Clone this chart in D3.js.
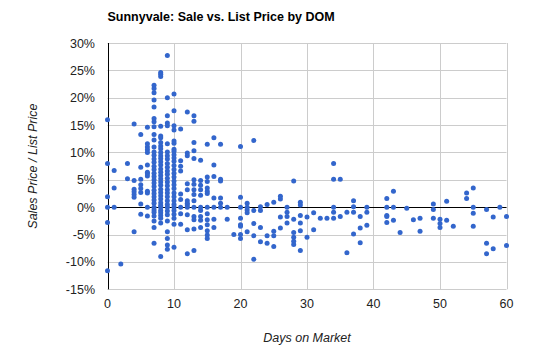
<!DOCTYPE html>
<html><head><meta charset="utf-8">
<script src="https://cdn.jsdelivr.net/npm/d3@7"></script>
<style>body{margin:0;background:#fff;}svg{display:block;font-family:"Liberation Sans",Arial,sans-serif;}</style>
</head><body><svg id="c" width="542" height="358"></svg>
<script>
const title = "Sunnyvale: Sale vs. List Price by DOM";
const xTitle = "Days on Market";
const yTitle = "Sales Price / List Price";
const xTicks = [0,10,20,30,40,50,60];
const yTicks = [-15,-10,-5,0,5,10,15,20,25,30];
// days on market per column, and sale/list % values in that column
const dom = [0,1,2,3,4,5,6,7,8,9,10,11,12,13,14,15,16,17,18,19,20,21,22,23,24,25,26,27,28,29,30,31,32,33,34,35,36,37,38,39,42,43,44,45,46,47,49,50,51,52,54,55,57,58,59,60];
const pct = [
 [16,8,1.9,0,-2.8,-11.6],
 [6.7,3.5,0],
 [-10.4],
 [8.0,5.2],
 [15.2,4.9,3.3,2.8,2.3,1.8,-4.5],
 [13.3,7.3,5.1,4.1,3.4,2.7,0.6,-1.3],
 [14.6,11.6,11.0,10.5,10.0,7.7,6.4,6.1,5.7,2.9,2.6,0,-1.6],
 [22.3,21.7,20.9,19.6,18.3,16.2,15.6,14.7,13.3,12.3,11.0,10.1,9.5,8.8,8.2,7.5,6.9,6.2,5.6,5.0,4.4,3.8,3.1,2.5,1.9,1.3,0.7,0,-0.5,-0.9,-1.6,-2.5,-3.7,-6.6],
 [24.6,24.3,23.9,14.8,13.0,12.7,11.8,11.2,10.7,10.0,9.4,8.9,8.3,7.7,7.0,6.4,5.8,5.2,4.6,4.0,3.3,2.7,2.1,1.5,0.8,0.3,0,-0.6,-1.0,-1.5,-2.0,-2.9,-9.0],
 [27.7,20.0,16.7,15.4,14.9,11.6,10.1,9.4,8.8,8.0,7.3,6.6,6.0,5.3,4.6,3.9,3.2,2.6,1.9,1.2,0.5,0,-0.7,-1.4,-2.5,-4.5,-5.7,-6.9,-7.7],
 [20.7,17.6,14.9,14.1,12.1,11.7,10.6,10.2,9.6,9.0,8.4,7.6,6.9,6.2,5.5,4.8,4.1,3.4,2.6,1.9,1.2,0.5,0,-0.6,-1.3,-2.0,-3.1,-7.3],
 [14.3,8.5,7.5,6.6,2.4,1.4,0,-1.2,-3.1],
 [17.4,9.9,9.4,4.3,3.2,1.2,0.7,0.4,0,-1.4,-4.1,-8.5],
 [16.7,15.7,11.8,10.3,8.9,5.0,4.2,3.2,2.3,1.2,0,-1.7,-2.3,-4.0,-7.9],
 [8.6,4.9,4.0,3.2,2.2,0,-0.6,-1.7,-2.4,-3.7],
 [11.5,5.5,4.7,3.5,2.9,2.5,0,-1.2,-2.3,-3.2,-4.3,-5.1,-5.7],
 [12.7,7.7,5.6,1.7,0,-2.2,-3.7],
 [11.5,5.1,4.8,1.7,0.7,0],
 [0,-2.2],
 [-5.0],
 [11.1,1.8,0,-2.0,-3.2,-3.5,-5.0,-5.7],
 [0.7,0,-0.5,-1.0,-4.5],
 [12.2,-0.6,-3.0,-5.2,-9.5],
 [0.1,-0.6,-3.7,-6.3],
 [0.5,-5.2,-6.6],
 [0.9,-4.4,-5.2,-7.2],
 [2.0,1.5,-1.8,-3.8],
 [0,-0.9,-1.7,-2.9],
 [4.8,-2.2,-4.6,-5.5,-6.2,-6.8],
 [0.9,0.4,-1.5,-2.9,-4.3,-7.9],
 [-1.8,-5.5],
 [-1.0,-4.1],
 [-2.0],
 [-2.0],
 [8.0,5.1,0,-0.9,-2.0],
 [5.1,-1.7],
 [-0.9,-8.3],
 [1.2,0.1,-0.9,-4.9],
 [-1.7,-3.8,-6.5],
 [0,-0.9,-3.3],
 [1.6,0,-1.5,-1.7,-2.8],
 [2.9,0,-2.4],
 [-4.6],
 [-0.2],
 [-2.3],
 [-2.0,-4.4],
 [0.6,-0.4,-2.0],
 [-2.2,-3.0,-3.7],
 [1.1,-2.4],
 [-3.5],
 [2.6,1.6],
 [3.5,0,-1.1,-3.5],
 [-0.4,-6.6,-8.5],
 [-1.8,-7.6],
 [0],
 [-1.7,-7.0]
];
const points = [];
dom.forEach((d,i)=>pct[i].forEach(v=>points.push({d, v})));

const svg = d3.select("#c");
const L=107.5, R=506.5, T=43, B=289.3;
const x = d3.scaleLinear().domain([0,60]).range([L,R]);
const y = d3.scaleLinear().domain([-15,30]).range([B,T]);

// grid
svg.append("g").selectAll("line").data(yTicks).join("line")
  .attr("x1",L).attr("x2",R).attr("y1",d=>Math.round(y(d))+0.5).attr("y2",d=>Math.round(y(d))+0.5)
  .attr("stroke","#cccccc");
svg.append("g").selectAll("line").data(xTicks).join("line")
  .attr("y1",T).attr("y2",B).attr("x1",d=>Math.round(x(d))+0.5).attr("x2",d=>Math.round(x(d))+0.5)
  .attr("stroke","#cccccc");
// baseline at 0 and left axis
svg.append("line").attr("x1",L).attr("x2",R).attr("y1",Math.round(y(0))+0.5).attr("y2",Math.round(y(0))+0.5).attr("stroke","#000");
svg.append("line").attr("x1",Math.round(x(0))+0.5).attr("x2",Math.round(x(0))+0.5).attr("y1",T).attr("y2",B).attr("stroke","#000");

// tick labels
svg.append("g").selectAll("text").data(yTicks).join("text")
  .attr("x",95).attr("y",d=>y(d)+4.5).attr("text-anchor","end")
  .attr("font-size",12.5).attr("fill","#222").text(d=>d+"%");
svg.append("g").selectAll("text").data(xTicks).join("text")
  .attr("x",d=>x(d)).attr("y",B+19).attr("text-anchor","middle")
  .attr("font-size",12.5).attr("fill","#222").text(d=>d);

// points
svg.append("g").selectAll("circle").data(points).join("circle")
  .attr("cx",p=>x(p.d)).attr("cy",p=>y(p.v)).attr("r",2.5).attr("fill","#3366cc");

// titles
svg.append("text").attr("x",L).attr("y",21).attr("font-size",12.5).attr("font-weight","bold").attr("fill","#000").text(title);
svg.append("text").attr("x",(L+R)/2).attr("y",342).attr("text-anchor","middle").attr("font-size",12.5).attr("font-style","italic").attr("fill","#222").text(xTitle);
svg.append("text").attr("transform",`translate(37,${(T+B)/2}) rotate(-90)`).attr("text-anchor","middle").attr("font-size",12.5).attr("font-style","italic").attr("fill","#222").text(yTitle);
</script></body></html>
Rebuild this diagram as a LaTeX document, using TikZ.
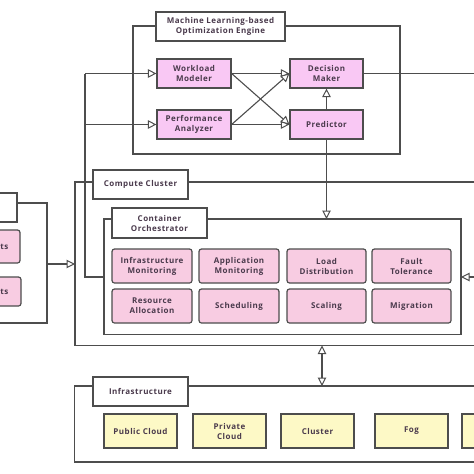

**BRIEF**
Please transcribe the material above exactly as written. Leave the pictures out.

**FULL RESPONSE**
Clone this chart in D3.js.
<!DOCTYPE html>
<html><head><meta charset="utf-8">
<script src="https://cdn.jsdelivr.net/npm/d3@7"></script>
<style>body{margin:0;background:#fff;}svg{display:block;font-family:"Liberation Sans",Arial,sans-serif;}</style>
</head><body><svg id="c" width="542" height="358"></svg>
<script>
const title = "Sunnyvale: Sale vs. List Price by DOM";
const xTitle = "Days on Market";
const yTitle = "Sales Price / List Price";
const xTicks = [0,10,20,30,40,50,60];
const yTicks = [-15,-10,-5,0,5,10,15,20,25,30];
// days on market per column, and sale/list % values in that column
const dom = [0,1,2,3,4,5,6,7,8,9,10,11,12,13,14,15,16,17,18,19,20,21,22,23,24,25,26,27,28,29,30,31,32,33,34,35,36,37,38,39,42,43,44,45,46,47,49,50,51,52,54,55,57,58,59,60];
const pct = [
 [16,8,1.9,0,-2.8,-11.6],
 [6.7,3.5,0],
 [-10.4],
 [8.0,5.2],
 [15.2,4.9,3.3,2.8,2.3,1.8,-4.5],
 [13.3,7.3,5.1,4.1,3.4,2.7,0.6,-1.3],
 [14.6,11.6,11.0,10.5,10.0,7.7,6.4,6.1,5.7,2.9,2.6,0,-1.6],
 [22.3,21.7,20.9,19.6,18.3,16.2,15.6,14.7,13.3,12.3,11.0,10.1,9.5,8.8,8.2,7.5,6.9,6.2,5.6,5.0,4.4,3.8,3.1,2.5,1.9,1.3,0.7,0,-0.5,-0.9,-1.6,-2.5,-3.7,-6.6],
 [24.6,24.3,23.9,14.8,13.0,12.7,11.8,11.2,10.7,10.0,9.4,8.9,8.3,7.7,7.0,6.4,5.8,5.2,4.6,4.0,3.3,2.7,2.1,1.5,0.8,0.3,0,-0.6,-1.0,-1.5,-2.0,-2.9,-9.0],
 [27.7,20.0,16.7,15.4,14.9,11.6,10.1,9.4,8.8,8.0,7.3,6.6,6.0,5.3,4.6,3.9,3.2,2.6,1.9,1.2,0.5,0,-0.7,-1.4,-2.5,-4.5,-5.7,-6.9,-7.7],
 [20.7,17.6,14.9,14.1,12.1,11.7,10.6,10.2,9.6,9.0,8.4,7.6,6.9,6.2,5.5,4.8,4.1,3.4,2.6,1.9,1.2,0.5,0,-0.6,-1.3,-2.0,-3.1,-7.3],
 [14.3,8.5,7.5,6.6,2.4,1.4,0,-1.2,-3.1],
 [17.4,9.9,9.4,4.3,3.2,1.2,0.7,0.4,0,-1.4,-4.1,-8.5],
 [16.7,15.7,11.8,10.3,8.9,5.0,4.2,3.2,2.3,1.2,0,-1.7,-2.3,-4.0,-7.9],
 [8.6,4.9,4.0,3.2,2.2,0,-0.6,-1.7,-2.4,-3.7],
 [11.5,5.5,4.7,3.5,2.9,2.5,0,-1.2,-2.3,-3.2,-4.3,-5.1,-5.7],
 [12.7,7.7,5.6,1.7,0,-2.2,-3.7],
 [11.5,5.1,4.8,1.7,0.7,0],
 [0,-2.2],
 [-5.0],
 [11.1,1.8,0,-2.0,-3.2,-3.5,-5.0,-5.7],
 [0.7,0,-0.5,-1.0,-4.5],
 [12.2,-0.6,-3.0,-5.2,-9.5],
 [0.1,-0.6,-3.7,-6.3],
 [0.5,-5.2,-6.6],
 [0.9,-4.4,-5.2,-7.2],
 [2.0,1.5,-1.8,-3.8],
 [0,-0.9,-1.7,-2.9],
 [4.8,-2.2,-4.6,-5.5,-6.2,-6.8],
 [0.9,0.4,-1.5,-2.9,-4.3,-7.9],
 [-1.8,-5.5],
 [-1.0,-4.1],
 [-2.0],
 [-2.0],
 [8.0,5.1,0,-0.9,-2.0],
 [5.1,-1.7],
 [-0.9,-8.3],
 [1.2,0.1,-0.9,-4.9],
 [-1.7,-3.8,-6.5],
 [0,-0.9,-3.3],
 [1.6,0,-1.5,-1.7,-2.8],
 [2.9,0,-2.4],
 [-4.6],
 [-0.2],
 [-2.3],
 [-2.0,-4.4],
 [0.6,-0.4,-2.0],
 [-2.2,-3.0,-3.7],
 [1.1,-2.4],
 [-3.5],
 [2.6,1.6],
 [3.5,0,-1.1,-3.5],
 [-0.4,-6.6,-8.5],
 [-1.8,-7.6],
 [0],
 [-1.7,-7.0]
];
const points = [];
dom.forEach((d,i)=>pct[i].forEach(v=>points.push({d, v})));

const svg = d3.select("#c");
const L=107.5, R=506.5, T=43, B=289.3;
const x = d3.scaleLinear().domain([0,60]).range([L,R]);
const y = d3.scaleLinear().domain([-15,30]).range([B,T]);

// grid
svg.append("g").selectAll("line").data(yTicks).join("line")
  .attr("x1",L).attr("x2",R).attr("y1",d=>Math.round(y(d))+0.5).attr("y2",d=>Math.round(y(d))+0.5)
  .attr("stroke","#cccccc");
svg.append("g").selectAll("line").data(xTicks).join("line")
  .attr("y1",T).attr("y2",B).attr("x1",d=>Math.round(x(d))+0.5).attr("x2",d=>Math.round(x(d))+0.5)
  .attr("stroke","#cccccc");
// baseline at 0 and left axis
svg.append("line").attr("x1",L).attr("x2",R).attr("y1",Math.round(y(0))+0.5).attr("y2",Math.round(y(0))+0.5).attr("stroke","#000");
svg.append("line").attr("x1",Math.round(x(0))+0.5).attr("x2",Math.round(x(0))+0.5).attr("y1",T).attr("y2",B).attr("stroke","#000");

// tick labels
svg.append("g").selectAll("text").data(yTicks).join("text")
  .attr("x",95).attr("y",d=>y(d)+4.5).attr("text-anchor","end")
  .attr("font-size",12.5).attr("fill","#222").text(d=>d+"%");
svg.append("g").selectAll("text").data(xTicks).join("text")
  .attr("x",d=>x(d)).attr("y",B+19).attr("text-anchor","middle")
  .attr("font-size",12.5).attr("fill","#222").text(d=>d);

// points
svg.append("g").selectAll("circle").data(points).join("circle")
  .attr("cx",p=>x(p.d)).attr("cy",p=>y(p.v)).attr("r",2.5).attr("fill","#3366cc");

// titles
svg.append("text").attr("x",L).attr("y",21).attr("font-size",12.5).attr("font-weight","bold").attr("fill","#000").text(title);
svg.append("text").attr("x",(L+R)/2).attr("y",342).attr("text-anchor","middle").attr("font-size",12.5).attr("font-style","italic").attr("fill","#222").text(xTitle);
svg.append("text").attr("transform",`translate(37,${(T+B)/2}) rotate(-90)`).attr("text-anchor","middle").attr("font-size",12.5).attr("font-style","italic").attr("fill","#222").text(yTitle);
</script></body></html>
Rebuild this diagram as a LaTeX document, using TikZ.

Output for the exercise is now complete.